There was also a junction here, with another path dropping down below
the ice. We were pretty sure that wasn’t
the right route, but we thought we might be able to use it to get around the
ice. We decided to follow it, and soon
found us descending to the river. Before
long we reached the river once again.
This was a nice spot, but it wasn’t nearly as dramatic as where we’d
been earlier. After only a brief pause,
we headed back up.
Back
at the frozen seep, Jack and I made a tricky, difficult climb to get around the
ice. We regained the trail, but realized
that Boone was on the wrong side. I
thought he might be able to run across it safely, but I wasn’t certain. If he slipped there, he probably would hurt
himself. At this point, we were both
feeling a bit unmotivated. Even if we
got across, there was no telling how many other places like it we’d
encounter. Plus, we were both starting
to remember just how long this stretch of the LGT takes. After a brief debate, we decided to head back
to the Cabin Trail and hike out that way.
If we were lucky, we’d catch up to Rocky.
We
made it back around the ice and hurried back to the Cabin Trail. We tried to set an aggressive pace up the
Cabin Trail, knowing that if we missed Rocky, we’d have to walk the road all
the way down to the Pine Gap Trailhead.
Moving fast up this trail is virtually impossible though, as it’s one of
the steepest trails in Linville Gorge.
We still tried to push it, but I wasn’t able to keep up with Jack. He would’ve gotten out well ahead of me, if
we hadn’t run into one final obstacle.
The
trail meets a 5’ rock face about halfway up.
The rock is pretty sheer, but it can be climbed using hand and foot
holds. Unfortunately, Boone has yet to
master rock climbing.

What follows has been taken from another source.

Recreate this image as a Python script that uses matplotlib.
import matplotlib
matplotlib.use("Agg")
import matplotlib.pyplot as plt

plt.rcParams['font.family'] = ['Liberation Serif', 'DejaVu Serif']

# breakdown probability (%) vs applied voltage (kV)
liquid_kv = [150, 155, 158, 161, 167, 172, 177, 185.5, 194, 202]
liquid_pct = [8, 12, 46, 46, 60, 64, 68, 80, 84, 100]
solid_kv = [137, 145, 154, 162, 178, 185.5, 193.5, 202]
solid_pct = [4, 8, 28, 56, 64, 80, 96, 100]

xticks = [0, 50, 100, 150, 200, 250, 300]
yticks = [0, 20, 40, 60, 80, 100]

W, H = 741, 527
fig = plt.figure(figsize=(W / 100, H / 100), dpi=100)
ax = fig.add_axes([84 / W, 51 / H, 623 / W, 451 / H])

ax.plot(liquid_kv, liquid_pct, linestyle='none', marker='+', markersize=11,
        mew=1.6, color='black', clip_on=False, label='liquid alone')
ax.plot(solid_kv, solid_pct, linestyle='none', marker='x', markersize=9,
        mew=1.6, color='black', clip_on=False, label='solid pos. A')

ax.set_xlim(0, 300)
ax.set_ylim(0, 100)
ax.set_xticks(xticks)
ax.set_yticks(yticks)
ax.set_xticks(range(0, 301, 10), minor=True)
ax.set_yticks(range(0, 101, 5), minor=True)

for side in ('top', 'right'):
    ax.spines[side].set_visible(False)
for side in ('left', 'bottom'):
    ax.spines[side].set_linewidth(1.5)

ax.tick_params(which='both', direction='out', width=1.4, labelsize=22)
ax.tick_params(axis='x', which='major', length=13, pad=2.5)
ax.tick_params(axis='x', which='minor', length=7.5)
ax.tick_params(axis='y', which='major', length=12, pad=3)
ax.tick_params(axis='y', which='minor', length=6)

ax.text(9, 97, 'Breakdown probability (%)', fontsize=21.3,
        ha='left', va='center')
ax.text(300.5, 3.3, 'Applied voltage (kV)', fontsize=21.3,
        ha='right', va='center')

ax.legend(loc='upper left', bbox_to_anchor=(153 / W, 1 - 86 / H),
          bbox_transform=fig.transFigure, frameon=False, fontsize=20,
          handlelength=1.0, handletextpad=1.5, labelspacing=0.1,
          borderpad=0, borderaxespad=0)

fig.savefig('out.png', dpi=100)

We knew he’d never
make it up without our help.
Fortunately
he was tired at this point, and I was able to corral him. I got his front paws up on the rock and
started pushing him up the rock. He
scrabbled with his paws, and Jack grabbed his collar from above once he came
into reach. I gave his haunches one last
shove, and my 55lb puppy was finally on top of the rock! I scrambled up after him, and the rest of the
hike out was a relative breeze. It was
lucky that I hadn’t chosen this route for a solo hike with Boone though. I never would’ve gotten him up the rock
without Jack’s help.
We
reached the road, but there was no sign of Rocky. We took a break and had a snack,
and several cars passed by. We didn’t
see Rocky though, and we were afraid we had missed him. After 10 minutes, we decided to start down
the road towards the Pine Gap Trail. We
only went a couple hundred yards when Rocky caught up to us. We all piled in, and headed back to Marion.
It
was still fairly early, and on the way Jack mentioned that he had never been to
Tom’s Creek Falls. Rocky hadn’t seen it
either. I had just been there in
December, and remembered how to get to it.
It’s an easy drive, just off of highway 221 in Woodlawn, and only a
short hike. We found the small parking
area there full, but Rocky improvised a space.

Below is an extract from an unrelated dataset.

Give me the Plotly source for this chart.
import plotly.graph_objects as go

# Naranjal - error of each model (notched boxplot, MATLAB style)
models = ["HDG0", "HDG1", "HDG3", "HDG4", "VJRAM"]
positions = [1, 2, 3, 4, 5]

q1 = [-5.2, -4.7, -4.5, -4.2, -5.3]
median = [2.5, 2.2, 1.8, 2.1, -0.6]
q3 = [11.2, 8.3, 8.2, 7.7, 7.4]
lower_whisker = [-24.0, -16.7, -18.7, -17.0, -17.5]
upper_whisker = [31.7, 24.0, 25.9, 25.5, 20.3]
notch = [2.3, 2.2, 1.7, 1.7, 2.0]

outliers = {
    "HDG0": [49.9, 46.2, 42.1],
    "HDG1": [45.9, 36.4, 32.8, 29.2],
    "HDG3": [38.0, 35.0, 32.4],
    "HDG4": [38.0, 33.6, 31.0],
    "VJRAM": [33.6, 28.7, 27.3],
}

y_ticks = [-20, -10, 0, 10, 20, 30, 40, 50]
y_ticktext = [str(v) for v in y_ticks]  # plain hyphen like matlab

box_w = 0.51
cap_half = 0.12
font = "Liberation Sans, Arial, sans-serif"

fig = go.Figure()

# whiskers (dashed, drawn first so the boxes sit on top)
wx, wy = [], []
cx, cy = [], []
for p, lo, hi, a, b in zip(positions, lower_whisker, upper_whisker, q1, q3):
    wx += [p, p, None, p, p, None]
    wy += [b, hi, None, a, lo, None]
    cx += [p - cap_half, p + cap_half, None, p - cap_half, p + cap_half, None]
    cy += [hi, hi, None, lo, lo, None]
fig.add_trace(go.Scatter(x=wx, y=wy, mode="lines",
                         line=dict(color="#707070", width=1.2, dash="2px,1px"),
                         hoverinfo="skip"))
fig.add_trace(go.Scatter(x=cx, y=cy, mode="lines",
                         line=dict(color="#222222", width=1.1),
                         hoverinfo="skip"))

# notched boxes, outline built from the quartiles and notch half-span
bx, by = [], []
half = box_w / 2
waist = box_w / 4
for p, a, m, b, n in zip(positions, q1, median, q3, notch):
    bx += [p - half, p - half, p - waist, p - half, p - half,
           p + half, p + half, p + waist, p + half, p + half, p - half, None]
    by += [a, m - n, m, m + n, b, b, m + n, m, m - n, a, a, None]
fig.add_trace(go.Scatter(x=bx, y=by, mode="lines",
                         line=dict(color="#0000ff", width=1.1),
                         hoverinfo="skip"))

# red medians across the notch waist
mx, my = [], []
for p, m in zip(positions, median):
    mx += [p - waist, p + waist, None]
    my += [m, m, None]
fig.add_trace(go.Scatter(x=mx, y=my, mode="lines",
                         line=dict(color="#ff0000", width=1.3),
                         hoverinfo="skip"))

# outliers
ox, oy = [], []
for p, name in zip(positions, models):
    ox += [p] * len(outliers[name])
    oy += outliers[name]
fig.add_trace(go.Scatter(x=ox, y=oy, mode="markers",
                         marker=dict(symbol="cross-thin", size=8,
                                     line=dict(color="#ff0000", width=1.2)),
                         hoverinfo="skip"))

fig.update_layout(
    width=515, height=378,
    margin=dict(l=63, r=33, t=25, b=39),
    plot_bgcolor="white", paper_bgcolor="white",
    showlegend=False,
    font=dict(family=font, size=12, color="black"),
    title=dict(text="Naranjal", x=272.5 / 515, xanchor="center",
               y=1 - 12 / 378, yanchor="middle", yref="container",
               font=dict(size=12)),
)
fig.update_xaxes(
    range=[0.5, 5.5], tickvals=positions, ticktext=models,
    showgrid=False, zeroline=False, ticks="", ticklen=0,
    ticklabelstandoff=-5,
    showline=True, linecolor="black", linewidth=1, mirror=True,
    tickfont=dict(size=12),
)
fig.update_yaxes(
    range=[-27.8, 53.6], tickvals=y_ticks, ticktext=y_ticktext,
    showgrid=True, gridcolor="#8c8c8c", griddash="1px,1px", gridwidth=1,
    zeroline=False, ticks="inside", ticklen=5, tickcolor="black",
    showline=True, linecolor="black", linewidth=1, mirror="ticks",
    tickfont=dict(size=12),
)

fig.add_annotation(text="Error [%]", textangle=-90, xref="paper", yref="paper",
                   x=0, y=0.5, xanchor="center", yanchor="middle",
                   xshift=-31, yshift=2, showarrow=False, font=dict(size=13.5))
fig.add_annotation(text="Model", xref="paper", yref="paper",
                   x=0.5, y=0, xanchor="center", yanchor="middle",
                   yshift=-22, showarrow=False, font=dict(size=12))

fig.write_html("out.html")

From there, it only took about 10 minutes to get to the base of the
falls.
Tom’s
Creek Falls is quite impressive. This is
a bit of a surprise, being so close to Marion.

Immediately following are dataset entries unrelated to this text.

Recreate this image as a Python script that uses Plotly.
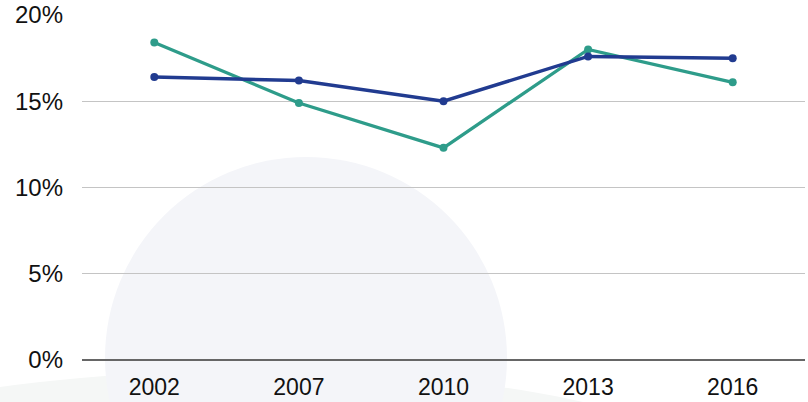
import plotly.graph_objects as go

years = ["2002", "2007", "2010", "2013", "2016"]
teal_vals = [18.4, 14.9, 12.3, 18.0, 16.1]
blue_vals = [16.4, 16.2, 15.0, 17.6, 17.5]
y_ticks = [0, 5, 10, 15, 20]
y_tick_text = ["0%", "5%", "10%", "15%", "20%"]

W, H = 808, 402
ML, MR, MT, MB = 82, 3, 15, 42
PW, PH = W - ML - MR, H - MT - MB

def px_x(p):
    return (p - ML) / PW

def px_y(p):
    return (H - MB - p) / PH

fig = go.Figure()
fig.add_trace(go.Scatter(x=years, y=teal_vals, mode="lines+markers",
                         line=dict(color="#2e9c8a", width=3.3),
                         marker=dict(size=8, color="#2e9c8a"),
                         showlegend=False, hoverinfo="skip", cliponaxis=False))
fig.add_trace(go.Scatter(x=years, y=blue_vals, mode="lines+markers",
                         line=dict(color="#213b90", width=3.5),
                         marker=dict(size=8, color="#213b90"),
                         showlegend=False, hoverinfo="skip", cliponaxis=False))

shapes = [
    dict(type="circle", xref="paper", yref="paper", layer="below",
         x0=px_x(-200), x1=px_x(700), y0=px_y(560), y1=px_y(371),
         fillcolor="#f5f7f6", line=dict(width=0)),
    dict(type="circle", xref="paper", yref="paper", layer="below",
         x0=px_x(105), x1=px_x(507), y0=px_y(559), y1=px_y(157),
         fillcolor="#f4f5f9", line=dict(width=0)),
]

fig.update_layout(
    width=W, height=H,
    margin=dict(l=ML, r=MR, t=MT, b=MB, autoexpand=False),
    paper_bgcolor="rgba(0,0,0,0)", plot_bgcolor="rgba(0,0,0,0)",
    font=dict(family="Liberation Sans, Arial, sans-serif", size=24, color="#111111"),
    shapes=shapes,
    xaxis=dict(type="category", range=[-0.5, 4.5], showgrid=False,
               showline=False, zeroline=False, ticks="", automargin=False,
               ticklabelstandoff=11, tickfont=dict(size=23)),
    yaxis=dict(range=[0, 20], tickvals=y_ticks, ticktext=y_tick_text,
               showgrid=True, gridcolor="#c4c4c4", gridwidth=1,
               zeroline=True, zerolinecolor="#666666", zerolinewidth=1.5,
               showline=False, ticks="", ticklabelstandoff=18, automargin=False,
               tickfont=dict(size=24)),
)

fig.write_html("out.html", config={"displayModeBar": False, "staticPlot": True},
               post_script="document.body.style.margin='0';document.body.style.overflow='hidden';")
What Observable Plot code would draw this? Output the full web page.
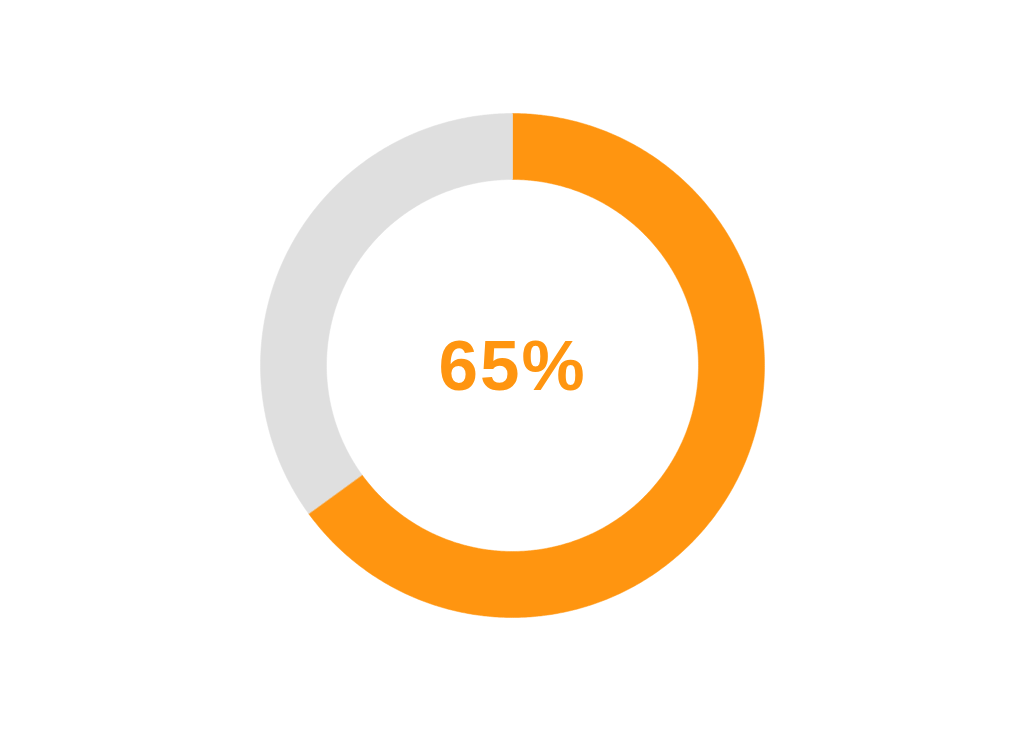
<!DOCTYPE html>
<html>
<head>
<meta charset="utf-8">
<script src="https://cdn.jsdelivr.net/npm/d3@7"></script>
<script src="https://cdn.jsdelivr.net/npm/@observablehq/plot@0.6"></script>
<style>
  html, body { margin: 0; padding: 0; background: #fff; }
  #chart { width: 1024px; height: 731px; }
  .pct text { letter-spacing: 2px; }
</style>
</head>
<body>
<div id="chart"></div>
<script>
// Data
const categories = ["Complete", "Remaining"];
const values = [65, 35];
const sliceColors = ["#ff9510", "#dfdfdf"];
const centerLabel = "65%";

// Build donut slice polygons from values (unit circle coords)
const innerRatio = 186 / 252;
const total = d3.sum(values);
const pts = [];
let start = 0;
values.forEach((v, i) => {
  const a0 = start / total * 2 * Math.PI;
  const a1 = (start + v) / total * 2 * Math.PI;
  const n = Math.max(2, Math.ceil((a1 - a0) / (Math.PI / 360)));
  for (let k = 0; k <= n; k++) {
    const a = a0 + (a1 - a0) * k / n;
    pts.push({cat: categories[i], x: Math.sin(a), y: Math.cos(a)});
  }
  for (let k = n; k >= 0; k--) {
    const a = a0 + (a1 - a0) * k / n;
    pts.push({cat: categories[i], x: innerRatio * Math.sin(a), y: innerRatio * Math.cos(a)});
  }
  start += v;
});

const chart = Plot.plot({
  width: 1024,
  height: 731,
  margin: 0,
  x: {domain: [-1, 1], range: [260, 764], axis: null},
  y: {domain: [-1, 1], range: [617, 113], axis: null},
  color: {domain: categories, range: sliceColors},
  style: {background: "#fff"},
  marks: [
    Plot.line(pts, {x: "x", y: "y", z: "cat", fill: "cat", stroke: "cat", strokeWidth: 0.5, curve: "linear-closed"}),
    Plot.text([centerLabel], {
      x: () => 0, y: () => 0, text: d => d,
      fill: sliceColors[0], fontSize: 71, fontWeight: "bold",
      fontFamily: "Liberation Sans, Arial, sans-serif",
      textAnchor: "middle", dy: 2, className: "pct"
    })
  ]
});
document.getElementById("chart").appendChild(chart);
</script>
</body>
</html>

The water flow was fairly strong, and much of the waterfall was
surrounded by ice. There was a small
crowd there enjoying the falls when we arrived, but we had plenty of room to
check it out. Jack and I took a few
photos, and we considered crossing the creek to explore an old Limestone mine. Rock hopping on icy rocks would’ve been
tricky though, so we decided to save it for another day. While we were there, we talked with a gentleman,
who mentioned that the old bridge foundations that are still standing were from
a tram that served the mine. I had wondered
about that on my previous visit, and it was nice to satisfy my curiosity.
We
headed back from there, ending another great day in Linville Gorge. Rocky and I will definitely be back, to make
another attempt at finding his hidden campsite.
I’m not sure if I care if we ever find it though, as long as our
failures always turn out as nice as this one did!